1) По приезде П<ушкина> в Москву, он жил в трактире «Европа», дом бывший тогда Часовникова, на Тверской. Тогда читал он у меня, жившего на Собачьей площадке, в доме Ринкевича (что ныне Левенталя) «Бориса» в первый раз при М. Ю. Виельгорском, П. Я. Чаадаеве, Дмитрии Веневитинове и Шевыреве. Наверное не помню, не было ли еще тут Ивана В.Киреевского. (Потом читан «Борис» у Вяземского2 и Волконской или Веневитиновых?) Впрочем, ce sont les seuls lectures, que P<ouchkine> ait jamais fait de ses oeuvres, qu’il détestait de lire autrement qu’en tête ou à tête ou à peuprès3. По возвращении из деревни (куда он ездил на короткое время) он приехал прямо ко мне и жил в том же доме Ринкевича, который, как сказано, на Собачьей площадке стоит лицом, а задом выходит на Молчановку, из чего и вышли у А<нненкова> две местности.

2) Я возвратился из-за границы 22 июля 1833-го года, чуть ли не в день или на другой день крестин Александра (Сашки) Пушкина junioris4. Несколько дней спустя, то есть или в конце июля, или в начале августа, Алек<сандр> Серг<еевич> и я поехали вместе и доехали до Торжка; в Торжке разъехались: я поехал к себе в деревню, а он к каким-то приятелям, чуть ли не к Вульфу.
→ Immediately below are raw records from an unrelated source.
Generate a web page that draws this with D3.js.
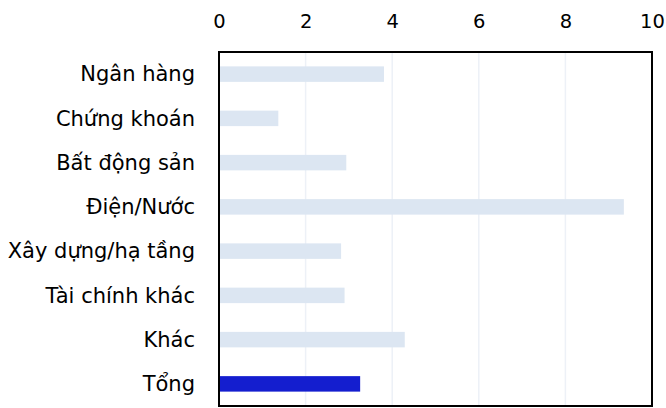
<!DOCTYPE html>
<html>
<head>
<meta charset="utf-8">
<script src="https://cdn.jsdelivr.net/npm/d3@7"></script>
<style>
  body { margin: 0; background: #fff; }
  text { font-family: "DejaVu Sans", sans-serif; }
</style>
</head>
<body>
<script>
  let categories = ["Ngân hàng", "Chứng khoán", "Bất động sản", "Điện/Nước", "Xây dựng/hạ tầng", "Tài chính khác", "Khác", "Tổng"];
  let values = [3.81, 1.37, 2.94, 9.35, 2.82, 2.90, 4.29, 3.26];
  let ticks = [0, 2, 4, 6, 8, 10];

  let width = 666, height = 408;
  let pLeft = 219, pRight = 652, pTop = 52, pBottom = 406;

  let svg = d3.select("body").append("svg")
    .attr("width", width).attr("height", height);

  let x = d3.scaleLinear().domain([0, 10]).range([pLeft, pRight]);
  let y = d3.scaleBand().domain(categories).range([pTop, pBottom]).paddingInner(0.65).paddingOuter(0.325);

  // grid lines
  svg.append("g")
    .selectAll("line")
    .data(ticks.slice(1, -1))
    .enter()
    .append("line")
      .attr("x1", d => x(d)).attr("x2", d => x(d))
      .attr("y1", pTop).attr("y2", pBottom)
      .style("stroke", "#edf1f7")
      .style("stroke-width", 1.5);

  // bars
  svg.append("g")
    .selectAll("rect")
    .data(values)
    .enter()
    .append("rect")
      .attr("x", x(0) + 1)
      .attr("y", (d, i) => y(categories[i]))
      .attr("width", d => x(d) - x(0) - 1)
      .attr("height", y.bandwidth())
      .style("fill", (d, i) => categories[i] == "Tổng" ? "#141ecf" : "#dce6f2");

  // frame
  svg.append("rect")
    .attr("x", pLeft).attr("y", pTop)
    .attr("width", pRight - pLeft).attr("height", pBottom - pTop)
    .style("fill", "none")
    .style("stroke", "black")
    .style("stroke-width", 2);

  // top axis labels
  let xAxis = d3.axisTop(x).tickValues(ticks).tickSize(0).tickPadding(0);
  let gx = svg.append("g")
    .attr("transform", "translate(0,28)")
    .call(xAxis);
  gx.select(".domain").remove();
  gx.selectAll("text")
    .attr("dy", 0)
    .style("font-size", "19.5px")
    .style("font-family", "DejaVu Sans, sans-serif")
    .style("fill", "black");

  // category labels
  let yAxis = d3.axisLeft(y).tickSize(0).tickPadding(0);
  let gy = svg.append("g")
    .attr("transform", "translate(195,0)")
    .call(yAxis);
  gy.select(".domain").remove();
  gy.selectAll("text")
    .attr("dy", "0.34em")
    .style("font-size", "21px")
    .style("font-family", "DejaVu Sans, sans-serif")
    .style("fill", "black");
</script>
</body>
</html>
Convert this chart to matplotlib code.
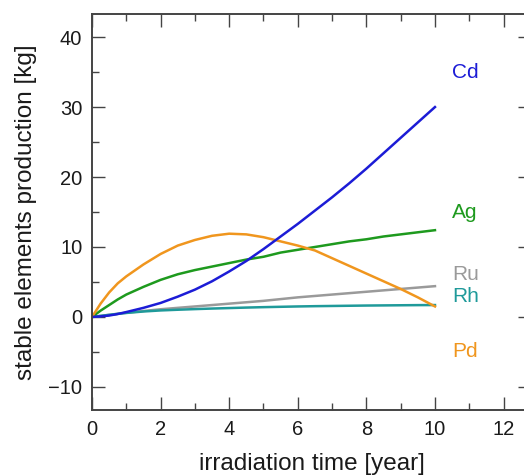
import numpy as np
import matplotlib
matplotlib.use("Agg")
import matplotlib.pyplot as plt
from matplotlib.ticker import MultipleLocator

plt.rcParams['font.family'] = ['Liberation Sans', 'DejaVu Sans']

# irradiation time [year]
years = [0, 0.25, 0.5, 0.75, 1, 1.5, 2, 2.5, 3, 3.5, 4, 4.5, 5, 5.5, 6, 6.5, 7, 7.5, 8, 8.5, 9, 9.5, 10]

# stable element production [kg]
cd = [0, 0.08, 0.2, 0.42, 0.7, 1.3, 2.0, 2.9, 3.9, 5.1, 6.5, 8.0, 9.7, 11.5, 13.3, 15.2, 17.1, 19.1, 21.2, 23.4, 25.6, 27.8, 30.0]
ag = [0, 0.9, 1.7, 2.5, 3.2, 4.3, 5.3, 6.1, 6.7, 7.2, 7.7, 8.2, 8.6, 9.2, 9.6, 10.0, 10.4, 10.8, 11.1, 11.5, 11.8, 12.1, 12.4]
ru = [0, 0.15, 0.3, 0.45, 0.6, 0.85, 1.1, 1.3, 1.5, 1.7, 1.9, 2.1, 2.3, 2.55, 2.8, 3.0, 3.2, 3.4, 3.6, 3.8, 4.0, 4.2, 4.4]
rh = [0, 0.15, 0.3, 0.44, 0.57, 0.78, 0.93, 1.03, 1.12, 1.2, 1.27, 1.34, 1.4, 1.45, 1.5, 1.54, 1.57, 1.6, 1.63, 1.65, 1.67, 1.69, 1.7]
pd = [0, 1.9, 3.5, 4.8, 5.8, 7.5, 9.0, 10.2, 11.0, 11.6, 11.9, 11.8, 11.4, 10.8, 10.2, 9.5, 8.4, 7.3, 6.2, 5.1, 4.0, 2.8, 1.5]

names = ['Ru', 'Rh', 'Ag', 'Pd', 'Cd']
series = [ru, rh, ag, pd, cd]
colors = ['#9a9a9a', '#1f9a9a', '#1e9a1e', '#f0961e', '#1c1cd6']
label_y = [6.0, 2.9, 14.9, -5.0, 35.0]

fig = plt.figure(figsize=(5.24, 4.75), dpi=100)
ax = fig.add_axes([92 / 524, 65 / 475, 439 / 524, 396 / 475])

for name, vals, c, ly in zip(names, series, colors, label_y):
    ax.plot(years, vals, color=c, lw=1.8)
    ax.text(10.5, ly, name, color=c, fontsize=15, va='center', ha='left')

ax.set_xlim(0, 12.8)
ax.set_ylim(-13.3, 43.3)
ax.xaxis.set_major_locator(MultipleLocator(2))
ax.xaxis.set_minor_locator(MultipleLocator(1))
ax.yaxis.set_major_locator(MultipleLocator(10))
ax.yaxis.set_minor_locator(MultipleLocator(5))
ax.tick_params(which='both', direction='in', top=True, right=True,
               labelsize=14.5, colors='#444444', labelcolor='#1a1a1a', width=1)
ax.tick_params(which='major', length=9.5, pad=7)
ax.tick_params(which='minor', length=5)
for s in ax.spines.values():
    s.set_linewidth(1.4)
    s.set_color('#444444')

ax.set_xlabel('irradiation time [year]', fontsize=17.5, labelpad=10, color='#1a1a1a')
ax.set_ylabel('stable elements production [kg]', fontsize=17.5, labelpad=8, color='#1a1a1a')

fig.savefig('out.png', dpi=100)
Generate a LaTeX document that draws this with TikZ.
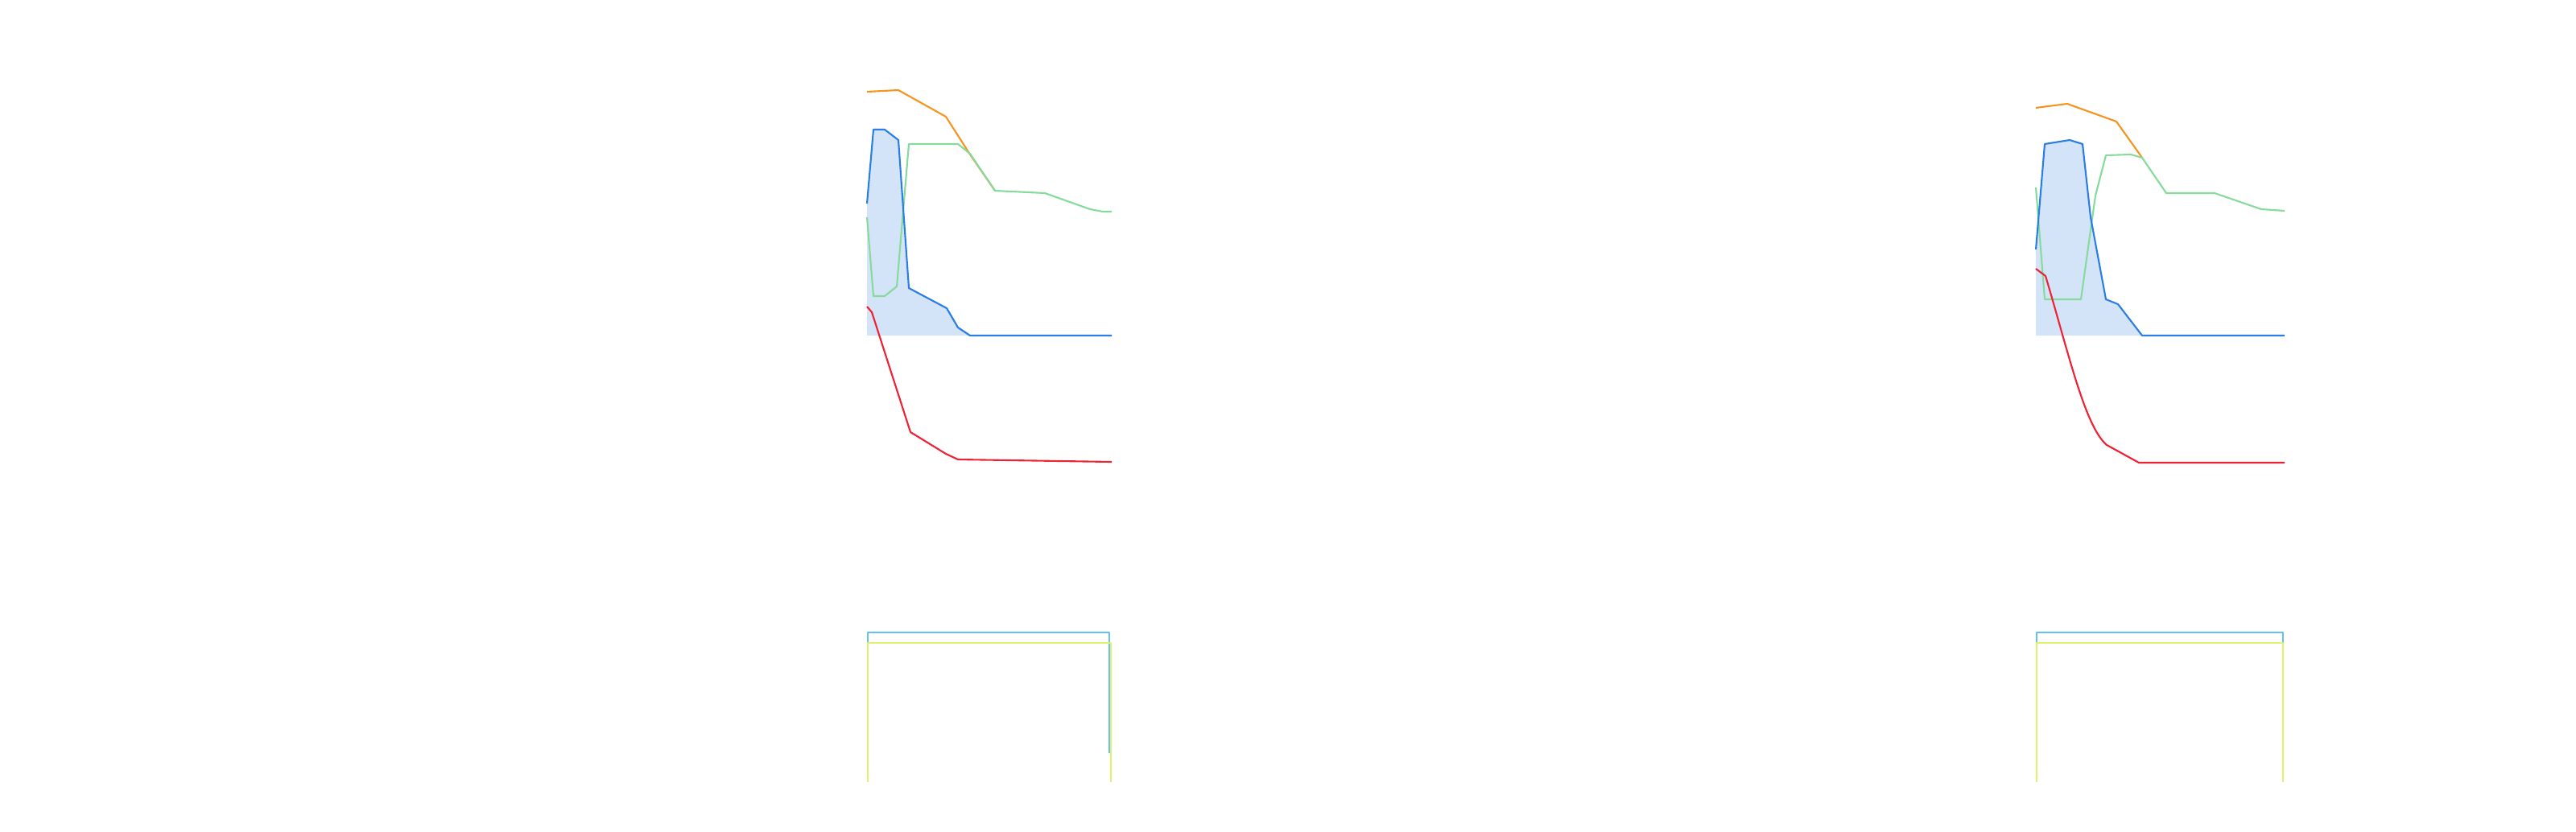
\documentclass[tikz,border=0pt]{standalone}
\definecolor{cor}{HTML}{F7931E}
\definecolor{cgr}{HTML}{86DB9C}
\definecolor{cbl}{HTML}{2B7DE6}
\definecolor{cfl}{HTML}{D3E4F9}
\definecolor{crd}{HTML}{EE2233}
\definecolor{clb}{HTML}{62C2F4}
\definecolor{cye}{HTML}{DFF26E}
\begin{document}
\begin{tikzpicture}[x=0.01cm,y=-0.01cm,line join=round,
  ln/.style={line width=0.6pt}]
\useasboundingbox[fill=white] (0,0) rectangle (3200,1033);
% left panel
\fill[cfl] (1077,417) -- (1077,253) -- (1085,161) -- (1099,161) -- (1116,174) -- (1129,358) -- (1176,383) -- (1190,407) -- (1205,417) -- cycle;
\draw[ln,cor] (1077,114) -- (1116,112) -- (1175,145) -- (1205,192) -- (1236,237);
\draw[ln,cgr] (1077,270) -- (1085,368) -- (1099,368) -- (1114,356) -- (1129,179) -- (1190,179) -- (1205,191) -- (1236,237) -- (1298,240) -- (1354,260) -- (1370,263) -- (1381,263);
\draw[ln,cbl] (1077,253) -- (1085,161) -- (1099,161) -- (1116,174) -- (1129,358) -- (1176,383) -- (1190,407) -- (1205,417) -- (1381,417);
\draw[ln,crd] (1077,381) -- (1083,388) -- (1131,537) -- (1175,564) -- (1190,571) -- (1381,574);
\draw[ln,clb] (1078,937) -- (1078,786) -- (1378,786) -- (1378,936);
\draw[ln,cye] (1078,972) -- (1078,799) -- (1380,799) -- (1380,972);
% right panel
\fill[cfl] (2529,417) -- (2529,310) -- (2540,179) -- (2571,174) -- (2587,179) -- (2597,270) -- (2616,372) -- (2631,378) -- (2661,417) -- cycle;
\draw[ln,cor] (2529,134) -- (2568,129) -- (2629,151) -- (2661,196);
\draw[ln,cgr] (2529,233) -- (2540,372) -- (2585,372) -- (2603,243) -- (2616,193) -- (2647,192) -- (2661,196) -- (2691,240) -- (2751,240) -- (2809,260) -- (2838,262);
\draw[ln,cbl] (2529,310) -- (2540,179) -- (2571,174) -- (2587,179) -- (2597,270) -- (2616,372) -- (2631,378) -- (2661,417) -- (2838,417);
\draw[ln,crd] (2529,334) -- (2541,343) .. controls (2570,440) and (2590,530) .. (2617,553) -- (2657,575) -- (2838,575);
\draw[ln,clb] (2530,938) -- (2530,786) -- (2836,786) -- (2836,938);
\draw[ln,cye] (2530,972) -- (2530,799) -- (2836,799) -- (2836,972);
\end{tikzpicture}
\end{document}
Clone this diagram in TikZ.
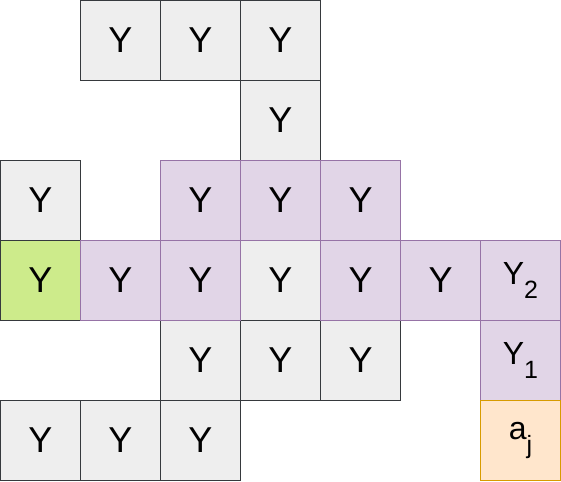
\documentclass[tikz,border=0pt]{standalone}
\usepackage{fontspec}
\setmainfont{Liberation Sans}
\definecolor{grayfill}{HTML}{EEEEEE}
\definecolor{graystroke}{HTML}{36393D}
\definecolor{purplefill}{HTML}{E1D5E7}
\definecolor{purplestroke}{HTML}{9673A6}
\definecolor{greenfill}{HTML}{CDEB8B}
\definecolor{orangefill}{HTML}{FFE6CC}
\definecolor{orangestroke}{HTML}{D79B00}
\newcommand{\subtxt}[2]{{\fontsize{32}{32}\selectfont #1}\raisebox{-13.4pt}{\fontsize{25}{25}\selectfont #2}}
\tikzset{
  cell/.style={draw, line width=1pt, minimum width=80pt, minimum height=80pt, inner sep=0pt, anchor=center,
     font=\fontsize{36}{36}\selectfont},
  graycell/.style={cell, fill=grayfill, draw=graystroke},
  purplecell/.style={cell, fill=purplefill, draw=purplestroke},
  greencell/.style={cell, fill=greenfill, draw=graystroke},
  orangecell/.style={cell, fill=orangefill, draw=orangestroke},
  lbl/.style={inner sep=0pt, anchor=center, font=\fontsize{36}{36}\selectfont}
}
\begin{document}
\begin{tikzpicture}[x=1pt,y=-1pt]
\useasboundingbox (0,0) rectangle (561,481);
% row 0
\node[graycell] (c01) at (120.5,40.5) {};
\node[graycell] (c02) at (200.5,40.5) {};
\node[graycell] (c03) at (280.5,40.5) {};
% row 1
\node[graycell] (c13) at (280.5,120.5) {};
% row 2
\node[graycell] (c20) at (40.5,200.5) {};
% row 3 gray
\node[greencell] (c30) at (40.5,280.5) {};
\node[graycell] (c33) at (280.5,280.5) {};
% row 4
\node[graycell] (c42) at (200.5,360.5) {};
\node[graycell] (c43) at (280.5,360.5) {};
\node[graycell] (c44) at (360.5,360.5) {};
% row 5
\node[graycell] (c50) at (40.5,440.5) {};
\node[graycell] (c51) at (120.5,440.5) {};
\node[graycell] (c52) at (200.5,440.5) {};
% purple
\node[purplecell] (c22) at (200.5,200.5) {};
\node[purplecell] (c23) at (280.5,200.5) {};
\node[purplecell] (c24) at (360.5,200.5) {};
\node[purplecell] (c31) at (120.5,280.5) {};
\node[purplecell] (c32) at (200.5,280.5) {};
\node[purplecell] (c34) at (360.5,280.5) {};
\node[purplecell] (c35) at (440.5,280.5) {};
\node[purplecell] (c36) at (520.5,280.5) {};
\node[purplecell] (c46) at (520.5,360.5) {};
\node[orangecell] (c56) at (520.5,440.5) {};
% labels
\foreach \n in {c01,c02,c03,c13,c20,c30,c33,c42,c43,c44,c50,c51,c52,c22,c23,c24,c31,c32,c34,c35}
  \node[lbl] at (\n.center) {Y};
\node[lbl] at (c36.center) {\subtxt{Y}{2}};
\node[lbl] at (c46.center) {\subtxt{Y}{1}};
\node[lbl] at (c56.center) {\subtxt{a}{j}};
\end{tikzpicture}
\end{document}
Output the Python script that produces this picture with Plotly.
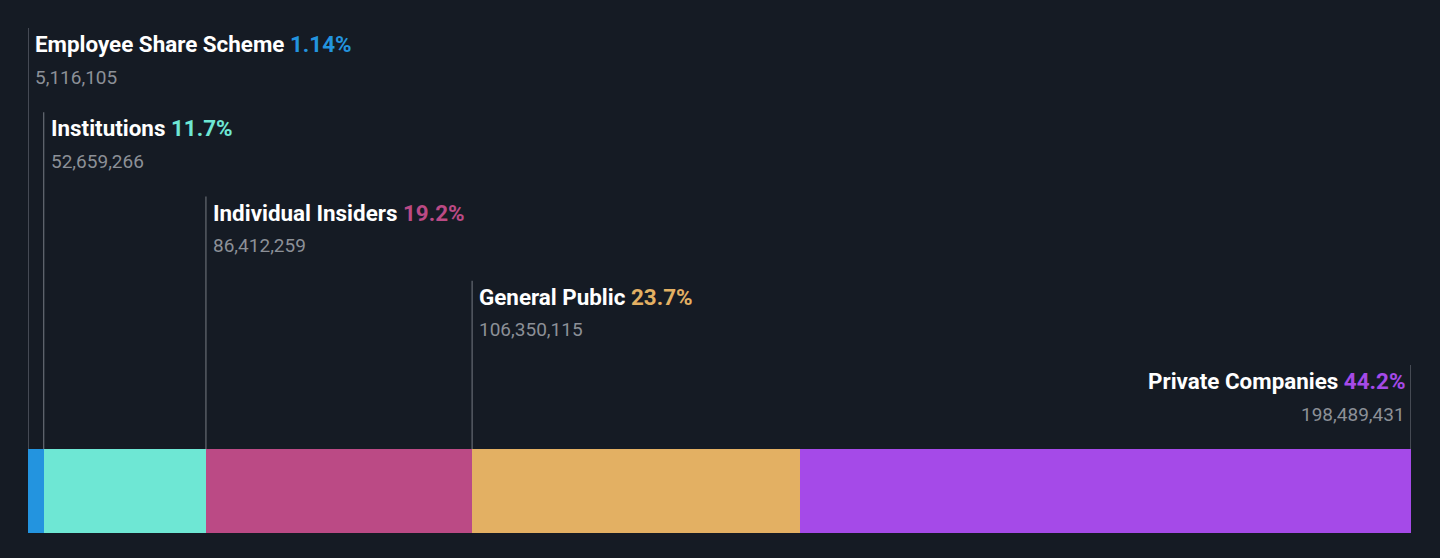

Еще: П<ушкин> решительно поддался мистификации Merimee, от которого я должен был выписать письменное подтверждение[25

], чтобы уверить Пу<шкина> в истине пересказанного мной ему, чему он не верил и думал, что я ошибаюсь. После этой переписки П<ушкин> часто рассказывал об этом, говоря, что Merimee не одного его надул, но что этому поддался и Мицкевич[26

]. C’est donc et très bonne compagnie, queje me suis laissé mystifier5, прибавлял он всякий раз.

<1856-1857 (?)>

О муза пламенной сатиры,

Приди на мой призывный клич!

Не нужно мне гремящей лиры,

Вручи мне Ювеналов бич!

Не подражателям холодным,

Не переводчикам голодным

И не поэтам модных дам

Готовлю язву эпиграмм.

Мир вам, смиренные поэты,

Мир вам, сонливые глупцы!

А вы, ребята-подлецы,

Вперед! Всю вашу сволочь буду

Я мучить казнию стыда;

А если же кого забуду,

Прошу напомнить, господа!

О сколько лбов широкомедных,

О сколько лиц нахально бледных,

Готовых от меня принять

Неизгладимую печать!

А.Пушкин.

Эти стихи мы припомнили с Эристовым; припомнили много других, но я не уверен, есть ли они или нет в твоем дополнительном томе.

Пушкин хотел издать особую книжку эпиграмм и приготовил для оной сообщаемое ныне предисловие[27

].

1 Я со спокойной совестью говорю от имени покойного.